VERANO12

WALT WHITMAN X D. H. LAWRENCE

 Por D. H. Lawrence

Whitman, el gran poeta, ha significado mucho para mí. Whitman, el único hombre que se abrió paso. Whitman, el único pioneer. Y sólo Whitman. No ha habido poetas-pioneers ingleses o franceses. No ha habido poetas pioneers europeos. En Europa los que deberían ser pioneers son nada más que innovadores. Igual cosa ocurre en América. Adelante de Whitman no hay nada. A la cabeza de todos los poetas que se adelantan en las regiones inexploradas de la vida está Whitman. Detrás de él nadie. Su campamento grande y extraño está situado al extremo del camino montañoso. Muchos pequeños poetas nuevos acampan ahora en el campamento de Whitman. Pero ninguno de ellos va más allá. Porque el campamento de Whitman está en el extremo del camino y al borde de un gran precipicio. Sobre el precipicio, distancias azules y el vacío azul de lo futuro. Pero no se puede regresar de ese campamento. Es un extremo cerrado.

Pisgah. Vistas de Pisgah. Y la muerte. Whitman es un extraño y moderno Moisés americano. Terriblemente equivocado. Y, sin embargo, el gran conductor.

La función esencial del arte es moral.
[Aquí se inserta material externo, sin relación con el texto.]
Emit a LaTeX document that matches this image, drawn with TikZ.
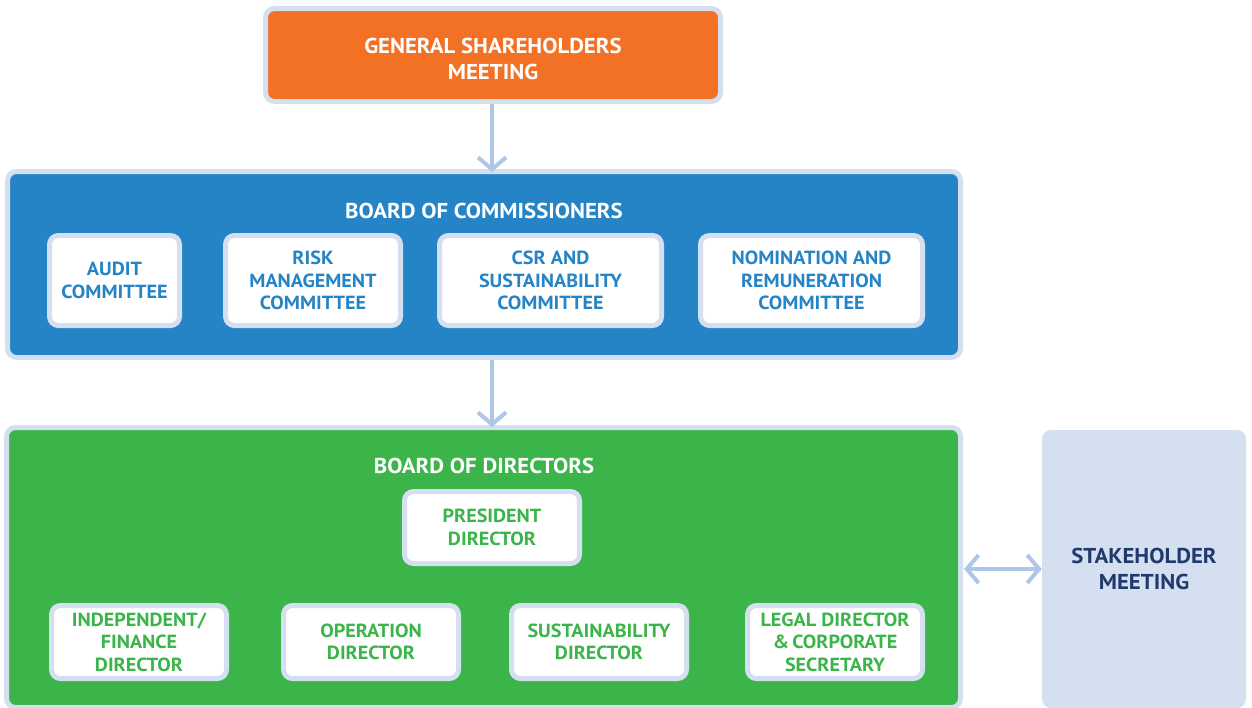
\documentclass[tikz,border=0pt]{standalone}
\usepackage{fontspec}
\setmainfont{PT Sans}[FakeStretch=1.06]
\usetikzlibrary{arrows.meta}
\definecolor{edge}{HTML}{D4DFF0}
\definecolor{arrowc}{HTML}{AFC6E9}
\definecolor{gsmorange}{HTML}{F37124}
\definecolor{bocblue}{HTML}{2584C6}
\definecolor{bodgreen}{HTML}{3BB54A}
\definecolor{navy}{HTML}{213A6E}
\tikzset{
  frame/.style={draw=edge, line width=5pt, rounded corners=9pt, inner sep=0pt, align=center},
  big/.style={font=\bfseries\fontsize{21.5}{26}\selectfont},
  small/.style={font=\bfseries\fontsize{19}{22.5}\selectfont},
  board/.style={frame, text=white, big},
  card/.style={frame, fill=white, small, minimum height=90pt},
  bluecard/.style={card, text=bocblue, minimum height=90pt},
  greencard/.style={card, text=bodgreen, minimum width=175pt, minimum height=73pt},
  flow/.style={arrowc, line width=4pt, -{Straight Barb[length=12pt,width=28pt,line width=4pt]}},
  flowboth/.style={arrowc, line width=4pt, {Straight Barb[length=12pt,width=28pt,line width=4pt]}-{Straight Barb[length=12pt,width=28pt,line width=4pt]}},
  heading/.style={text=white, big, inner sep=0pt, align=center}
}
\begin{document}
\begin{tikzpicture}[x=1pt,y=-1pt]
\useasboundingbox (0,0) rectangle (1252,707);

% top level
\node[board, fill=gsmorange, minimum width=455pt, minimum height=93pt] (gsm) at (493,55) {};
\node[heading] (gsmt) at (493,58.5) {GENERAL SHAREHOLDERS\\MEETING};

% board of commissioners with its committees
\node[board, fill=bocblue, minimum width=953pt, minimum height=186pt] (boc) at (484,264.5) {};
\node[heading] (boct) at (484,211) {BOARD OF COMMISSIONERS};
\node[bluecard, minimum width=130pt] (audit) at (114.5,280.5) {AUDIT\\COMMITTEE};
\node[bluecard, minimum width=175pt] (risk) at (313,280.5) {RISK\\MANAGEMENT\\COMMITTEE};
\node[bluecard, minimum width=222pt] (csr) at (550.5,280.5) {CSR AND\\SUSTAINABILITY\\COMMITTEE};
\node[bluecard, minimum width=222pt] (nom) at (811.5,280.5) {NOMINATION AND\\REMUNERATION\\COMMITTEE};

% board of directors
\node[board, fill=bodgreen, minimum width=954pt, minimum height=280pt] (bod) at (483.5,567.5) {};
\node[heading] (bodt) at (484,466) {BOARD OF DIRECTORS};
\node[greencard, minimum height=72pt] (pres) at (492,527.5) {PRESIDENT\\DIRECTOR};
\node[greencard] (fin) at (139,642) {INDEPENDENT/\\FINANCE\\DIRECTOR};
\node[greencard] (ops) at (371,642) {OPERATION\\DIRECTOR};
\node[greencard] (sus) at (599,642) {SUSTAINABILITY\\DIRECTOR};
\node[greencard] (legal) at (835,642) {LEGAL DIRECTOR\\\&\,CORPORATE\\SECRETARY};

% stakeholders
\node[fill=edge, rounded corners=9pt, minimum width=204pt, minimum height=278pt, inner sep=0pt,
      align=center, text=navy, big] (stake) at (1144,569) {STAKEHOLDER\\MEETING};

% connectors
\draw[flow] ([xshift=-1pt]gsm.south) -- ([xshift=-1pt,yshift=-3pt]gsm.south |- boc.north);
\draw[flow] ([xshift=-1pt]gsm.south |- boc.south) -- ([xshift=-1pt,yshift=-2pt]gsm.south |- bod.north);
\draw[flowboth] ([xshift=1pt]bod.east |- stake.west) -- (stake.west);
\end{tikzpicture}
\end{document}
No estética, no decorativa. No se trata de un pasatiempo o de un recreo. La función esencial del arte es moral.

Pero una moralidad apasionada e implícita, no didáctica. Una moralidad que cambia la sangre más bien que el espíritu. Cambia en primer lugar la sangre. Posteriormente el espíritu, en el dominio de la conciencia, también cambia.
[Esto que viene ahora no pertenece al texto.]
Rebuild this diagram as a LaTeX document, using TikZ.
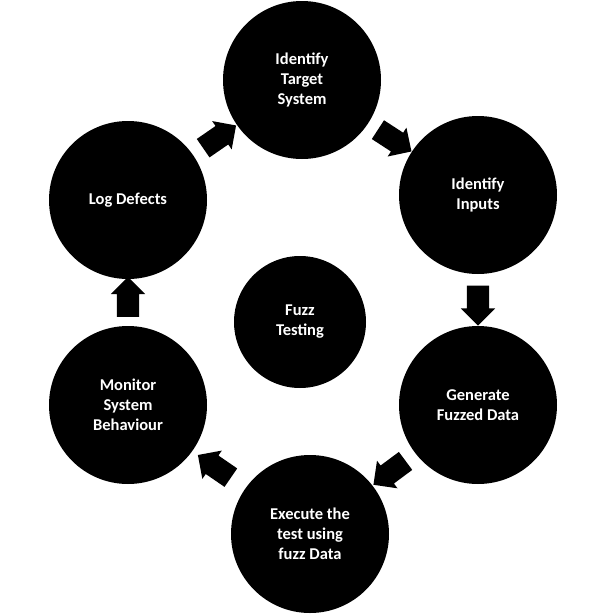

Ahora bien, Whitman era un gran moralista. Era un gran conductor. Supo cambiar como pocos la sangre de las venas de los hombres.
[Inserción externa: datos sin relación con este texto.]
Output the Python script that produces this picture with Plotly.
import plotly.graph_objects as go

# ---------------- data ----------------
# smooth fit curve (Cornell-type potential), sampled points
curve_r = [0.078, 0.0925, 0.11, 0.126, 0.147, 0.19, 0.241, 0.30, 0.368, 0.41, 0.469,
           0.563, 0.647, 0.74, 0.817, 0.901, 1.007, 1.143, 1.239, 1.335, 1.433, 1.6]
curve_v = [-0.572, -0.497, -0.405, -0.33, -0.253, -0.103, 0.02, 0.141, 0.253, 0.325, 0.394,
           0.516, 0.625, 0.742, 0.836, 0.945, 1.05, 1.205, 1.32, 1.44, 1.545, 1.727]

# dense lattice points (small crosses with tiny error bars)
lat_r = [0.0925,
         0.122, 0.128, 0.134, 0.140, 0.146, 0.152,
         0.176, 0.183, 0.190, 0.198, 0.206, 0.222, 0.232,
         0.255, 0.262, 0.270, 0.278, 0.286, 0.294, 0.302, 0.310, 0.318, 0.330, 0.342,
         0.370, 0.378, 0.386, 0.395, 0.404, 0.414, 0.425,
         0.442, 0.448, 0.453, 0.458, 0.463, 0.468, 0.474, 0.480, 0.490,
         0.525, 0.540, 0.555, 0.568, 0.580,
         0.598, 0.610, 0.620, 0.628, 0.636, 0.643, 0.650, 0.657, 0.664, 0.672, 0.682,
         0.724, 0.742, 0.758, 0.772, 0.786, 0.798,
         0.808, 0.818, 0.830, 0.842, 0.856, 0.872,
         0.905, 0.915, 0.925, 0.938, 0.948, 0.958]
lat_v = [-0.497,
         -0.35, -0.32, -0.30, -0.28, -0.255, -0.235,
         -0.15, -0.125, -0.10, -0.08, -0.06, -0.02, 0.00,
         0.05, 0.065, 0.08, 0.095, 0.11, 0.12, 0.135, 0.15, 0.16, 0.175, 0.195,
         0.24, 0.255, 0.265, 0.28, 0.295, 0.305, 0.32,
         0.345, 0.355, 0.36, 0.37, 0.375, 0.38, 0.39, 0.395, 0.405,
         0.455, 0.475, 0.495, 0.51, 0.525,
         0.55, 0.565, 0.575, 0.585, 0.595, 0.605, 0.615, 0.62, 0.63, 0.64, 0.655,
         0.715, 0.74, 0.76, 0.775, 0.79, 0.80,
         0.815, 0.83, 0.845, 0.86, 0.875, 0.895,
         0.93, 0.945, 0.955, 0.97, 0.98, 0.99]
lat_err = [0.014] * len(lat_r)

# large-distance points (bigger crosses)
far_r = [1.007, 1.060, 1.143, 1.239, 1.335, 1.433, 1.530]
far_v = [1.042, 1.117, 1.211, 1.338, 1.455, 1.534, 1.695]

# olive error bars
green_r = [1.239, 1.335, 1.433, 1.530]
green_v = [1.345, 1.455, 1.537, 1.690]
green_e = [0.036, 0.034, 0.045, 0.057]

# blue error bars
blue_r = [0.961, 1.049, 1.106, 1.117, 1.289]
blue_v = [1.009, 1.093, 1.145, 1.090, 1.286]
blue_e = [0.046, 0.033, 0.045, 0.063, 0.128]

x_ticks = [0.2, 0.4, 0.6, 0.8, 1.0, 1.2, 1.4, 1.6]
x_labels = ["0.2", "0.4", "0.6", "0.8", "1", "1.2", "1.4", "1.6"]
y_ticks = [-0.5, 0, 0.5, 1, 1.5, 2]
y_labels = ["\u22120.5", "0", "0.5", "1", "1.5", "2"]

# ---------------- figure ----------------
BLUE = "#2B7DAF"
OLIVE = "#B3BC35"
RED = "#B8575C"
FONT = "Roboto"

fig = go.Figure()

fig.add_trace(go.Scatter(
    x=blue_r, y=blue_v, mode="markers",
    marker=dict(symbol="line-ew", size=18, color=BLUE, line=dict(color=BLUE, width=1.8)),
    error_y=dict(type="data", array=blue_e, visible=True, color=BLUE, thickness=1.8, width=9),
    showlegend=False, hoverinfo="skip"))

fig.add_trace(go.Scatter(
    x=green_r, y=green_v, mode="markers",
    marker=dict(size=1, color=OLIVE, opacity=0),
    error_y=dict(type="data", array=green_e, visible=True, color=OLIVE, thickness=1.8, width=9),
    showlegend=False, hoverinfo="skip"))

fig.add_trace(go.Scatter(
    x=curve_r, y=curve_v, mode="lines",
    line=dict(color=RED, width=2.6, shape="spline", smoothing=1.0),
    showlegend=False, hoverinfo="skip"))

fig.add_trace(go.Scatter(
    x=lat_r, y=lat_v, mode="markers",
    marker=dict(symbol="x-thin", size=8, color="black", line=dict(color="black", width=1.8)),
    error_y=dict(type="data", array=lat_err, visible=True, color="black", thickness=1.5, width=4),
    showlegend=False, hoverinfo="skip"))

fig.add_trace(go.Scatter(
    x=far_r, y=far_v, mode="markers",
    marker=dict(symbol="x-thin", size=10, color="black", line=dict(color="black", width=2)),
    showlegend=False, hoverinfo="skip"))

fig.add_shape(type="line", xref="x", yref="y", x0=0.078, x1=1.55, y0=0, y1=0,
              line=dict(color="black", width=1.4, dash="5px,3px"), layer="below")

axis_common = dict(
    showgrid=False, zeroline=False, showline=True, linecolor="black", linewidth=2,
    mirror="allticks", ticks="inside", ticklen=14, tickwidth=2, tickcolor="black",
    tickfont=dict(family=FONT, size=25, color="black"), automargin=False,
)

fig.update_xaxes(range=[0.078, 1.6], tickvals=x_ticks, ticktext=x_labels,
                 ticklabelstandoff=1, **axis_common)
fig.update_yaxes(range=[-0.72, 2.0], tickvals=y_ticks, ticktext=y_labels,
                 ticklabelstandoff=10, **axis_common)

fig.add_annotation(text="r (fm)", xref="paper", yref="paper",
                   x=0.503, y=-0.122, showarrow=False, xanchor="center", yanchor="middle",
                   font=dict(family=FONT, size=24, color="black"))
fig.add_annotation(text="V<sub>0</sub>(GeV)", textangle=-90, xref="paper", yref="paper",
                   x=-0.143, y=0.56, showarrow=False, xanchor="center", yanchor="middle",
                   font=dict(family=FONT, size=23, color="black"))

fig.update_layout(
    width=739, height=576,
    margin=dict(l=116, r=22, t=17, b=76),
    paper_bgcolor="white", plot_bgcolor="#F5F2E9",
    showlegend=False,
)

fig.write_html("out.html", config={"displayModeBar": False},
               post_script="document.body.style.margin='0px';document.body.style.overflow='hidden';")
Con seguridad todo el arte americano es esencialmente moral. Hawthorne, Poe, Longfellow, Emerson, Melville: es el desenlace moral el que preocupa a esos autores. A todos ellos les resulta incómoda la vieja moralidad. En el dominio de la sensibilidad y en el de la pasión todos ellos atacan la vieja moralidad. Pero sus mentes no conocen nada mejor. Por lo tanto se mantienen leales a una moralidad que su pasión trata de destruir. De ahí esa duplicidad que es el defecto fatal de esos autores: y más fatal aún en la obra de arte americana más perfecta, The Scarlet Letter. La lealtad mental incondicional a una moralidad que el yo pasional repudia.

Whitman fue el primero en repudiar esa lealtad mental. Fue el primero que tiró por encima de la borda la vieja concepción moral de que el alma del hombre es “superior” a la carne. Aun Emerson sostuvo esa “superioridad” cansadora del alma. El mismo Melville no pudo sobreponerse a ella. Whitman fue el primer vidente heroico que tomó el alma por la nuca y la plantó entre los tiestos.

“¡Ea!”, le dijo al alma. “¡Quédese ahí!”

Quédese ahí. Quédese en la carne. Quédese en los miembros, en los labios y en el vientre. Quédese en el pecho y en la matriz. Quédese ahí, oh Alma, donde le corresponde.